Take the material below and retype it in full; pictures are left out.

_Provided data_.
====
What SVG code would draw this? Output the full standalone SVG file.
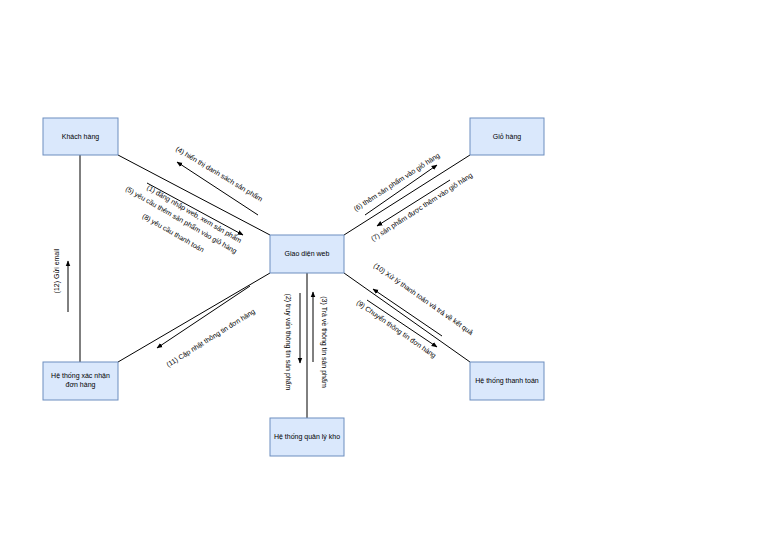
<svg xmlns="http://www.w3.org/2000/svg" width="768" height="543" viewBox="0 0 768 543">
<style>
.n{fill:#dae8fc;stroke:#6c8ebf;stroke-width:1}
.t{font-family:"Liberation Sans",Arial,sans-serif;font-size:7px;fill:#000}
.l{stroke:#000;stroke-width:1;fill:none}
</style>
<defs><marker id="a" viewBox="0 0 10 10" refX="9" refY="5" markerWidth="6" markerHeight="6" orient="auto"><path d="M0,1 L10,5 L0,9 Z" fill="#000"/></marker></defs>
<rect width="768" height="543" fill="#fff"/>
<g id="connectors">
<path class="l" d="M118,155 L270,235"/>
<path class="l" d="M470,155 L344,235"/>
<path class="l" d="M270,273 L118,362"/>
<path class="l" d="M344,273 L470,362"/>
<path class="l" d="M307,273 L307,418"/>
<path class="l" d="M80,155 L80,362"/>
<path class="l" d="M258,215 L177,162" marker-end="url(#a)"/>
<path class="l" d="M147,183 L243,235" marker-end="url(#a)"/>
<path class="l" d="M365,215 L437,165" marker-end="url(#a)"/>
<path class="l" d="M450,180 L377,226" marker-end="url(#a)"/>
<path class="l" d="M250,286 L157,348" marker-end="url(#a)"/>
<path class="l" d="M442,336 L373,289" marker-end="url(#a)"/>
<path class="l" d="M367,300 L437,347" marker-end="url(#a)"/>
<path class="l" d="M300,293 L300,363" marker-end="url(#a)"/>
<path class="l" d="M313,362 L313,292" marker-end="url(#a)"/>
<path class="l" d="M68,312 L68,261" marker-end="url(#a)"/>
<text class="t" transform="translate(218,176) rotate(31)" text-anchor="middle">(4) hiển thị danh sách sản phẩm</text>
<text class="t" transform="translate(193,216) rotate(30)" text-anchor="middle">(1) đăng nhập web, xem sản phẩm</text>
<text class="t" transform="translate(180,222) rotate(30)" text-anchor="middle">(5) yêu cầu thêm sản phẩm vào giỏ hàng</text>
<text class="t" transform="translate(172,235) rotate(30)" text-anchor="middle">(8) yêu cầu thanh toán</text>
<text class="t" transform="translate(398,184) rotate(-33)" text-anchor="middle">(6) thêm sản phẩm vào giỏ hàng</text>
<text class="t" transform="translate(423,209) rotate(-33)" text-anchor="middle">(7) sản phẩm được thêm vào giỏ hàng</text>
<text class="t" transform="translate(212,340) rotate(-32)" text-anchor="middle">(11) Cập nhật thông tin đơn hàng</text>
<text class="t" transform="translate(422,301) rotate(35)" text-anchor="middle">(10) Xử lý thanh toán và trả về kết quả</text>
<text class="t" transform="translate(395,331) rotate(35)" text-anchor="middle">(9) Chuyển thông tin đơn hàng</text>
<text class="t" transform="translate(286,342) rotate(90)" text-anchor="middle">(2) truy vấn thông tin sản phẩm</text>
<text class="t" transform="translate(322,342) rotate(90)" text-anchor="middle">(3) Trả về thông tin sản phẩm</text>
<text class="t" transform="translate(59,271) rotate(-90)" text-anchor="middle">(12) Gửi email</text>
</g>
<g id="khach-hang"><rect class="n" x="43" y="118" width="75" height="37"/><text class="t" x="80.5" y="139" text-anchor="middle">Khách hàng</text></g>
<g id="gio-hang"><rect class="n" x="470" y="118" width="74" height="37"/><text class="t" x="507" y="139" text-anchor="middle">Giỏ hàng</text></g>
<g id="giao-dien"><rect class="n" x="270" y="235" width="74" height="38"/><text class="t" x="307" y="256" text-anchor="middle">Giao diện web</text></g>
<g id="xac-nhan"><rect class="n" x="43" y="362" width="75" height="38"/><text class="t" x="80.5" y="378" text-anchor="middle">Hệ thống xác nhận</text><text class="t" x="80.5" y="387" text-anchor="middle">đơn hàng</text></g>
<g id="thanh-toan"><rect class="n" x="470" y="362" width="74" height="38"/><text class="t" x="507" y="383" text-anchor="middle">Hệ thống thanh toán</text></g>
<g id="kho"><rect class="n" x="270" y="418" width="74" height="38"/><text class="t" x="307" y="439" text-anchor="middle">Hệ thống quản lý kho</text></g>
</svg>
====
_Finished answer_.
What SVG code would draw this? Output the full standalone SVG file.
<svg xmlns="http://www.w3.org/2000/svg" width="768" height="543" viewBox="0 0 768 543">
<style>
.n{fill:#dae8fc;stroke:#6c8ebf;stroke-width:1}
.t{font-family:"Liberation Sans",Arial,sans-serif;font-size:7px;fill:#000}
.l{stroke:#000;stroke-width:1;fill:none}
</style>
<defs><marker id="a" viewBox="0 0 10 10" refX="9" refY="5" markerWidth="6" markerHeight="6" orient="auto"><path d="M0,1 L10,5 L0,9 Z" fill="#000"/></marker></defs>
<rect width="768" height="543" fill="#fff"/>
<g id="connectors">
<path class="l" d="M118,155 L270,235"/>
<path class="l" d="M470,155 L344,235"/>
<path class="l" d="M270,273 L118,362"/>
<path class="l" d="M344,273 L470,362"/>
<path class="l" d="M307,273 L307,418"/>
<path class="l" d="M80,155 L80,362"/>
<path class="l" d="M258,215 L177,162" marker-end="url(#a)"/>
<path class="l" d="M147,183 L243,235" marker-end="url(#a)"/>
<path class="l" d="M365,215 L437,165" marker-end="url(#a)"/>
<path class="l" d="M450,180 L377,226" marker-end="url(#a)"/>
<path class="l" d="M250,286 L157,348" marker-end="url(#a)"/>
<path class="l" d="M442,336 L373,289" marker-end="url(#a)"/>
<path class="l" d="M367,300 L437,347" marker-end="url(#a)"/>
<path class="l" d="M300,293 L300,363" marker-end="url(#a)"/>
<path class="l" d="M313,362 L313,292" marker-end="url(#a)"/>
<path class="l" d="M68,312 L68,261" marker-end="url(#a)"/>
<text class="t" transform="translate(218,176) rotate(31)" text-anchor="middle">(4) hiển thị danh sách sản phẩm</text>
<text class="t" transform="translate(193,216) rotate(30)" text-anchor="middle">(1) đăng nhập web, xem sản phẩm</text>
<text class="t" transform="translate(180,222) rotate(30)" text-anchor="middle">(5) yêu cầu thêm sản phẩm vào giỏ hàng</text>
<text class="t" transform="translate(172,235) rotate(30)" text-anchor="middle">(8) yêu cầu thanh toán</text>
<text class="t" transform="translate(398,184) rotate(-33)" text-anchor="middle">(6) thêm sản phẩm vào giỏ hàng</text>
<text class="t" transform="translate(423,209) rotate(-33)" text-anchor="middle">(7) sản phẩm được thêm vào giỏ hàng</text>
<text class="t" transform="translate(212,340) rotate(-32)" text-anchor="middle">(11) Cập nhật thông tin đơn hàng</text>
<text class="t" transform="translate(422,301) rotate(35)" text-anchor="middle">(10) Xử lý thanh toán và trả về kết quả</text>
<text class="t" transform="translate(395,331) rotate(35)" text-anchor="middle">(9) Chuyển thông tin đơn hàng</text>
<text class="t" transform="translate(286,342) rotate(90)" text-anchor="middle">(2) truy vấn thông tin sản phẩm</text>
<text class="t" transform="translate(322,342) rotate(90)" text-anchor="middle">(3) Trả về thông tin sản phẩm</text>
<text class="t" transform="translate(59,271) rotate(-90)" text-anchor="middle">(12) Gửi email</text>
</g>
<g id="khach-hang"><rect class="n" x="43" y="118" width="75" height="37"/><text class="t" x="80.5" y="139" text-anchor="middle">Khách hàng</text></g>
<g id="gio-hang"><rect class="n" x="470" y="118" width="74" height="37"/><text class="t" x="507" y="139" text-anchor="middle">Giỏ hàng</text></g>
<g id="giao-dien"><rect class="n" x="270" y="235" width="74" height="38"/><text class="t" x="307" y="256" text-anchor="middle">Giao diện web</text></g>
<g id="xac-nhan"><rect class="n" x="43" y="362" width="75" height="38"/><text class="t" x="80.5" y="378" text-anchor="middle">Hệ thống xác nhận</text><text class="t" x="80.5" y="387" text-anchor="middle">đơn hàng</text></g>
<g id="thanh-toan"><rect class="n" x="470" y="362" width="74" height="38"/><text class="t" x="507" y="383" text-anchor="middle">Hệ thống thanh toán</text></g>
<g id="kho"><rect class="n" x="270" y="418" width="74" height="38"/><text class="t" x="307" y="439" text-anchor="middle">Hệ thống quản lý kho</text></g>
</svg>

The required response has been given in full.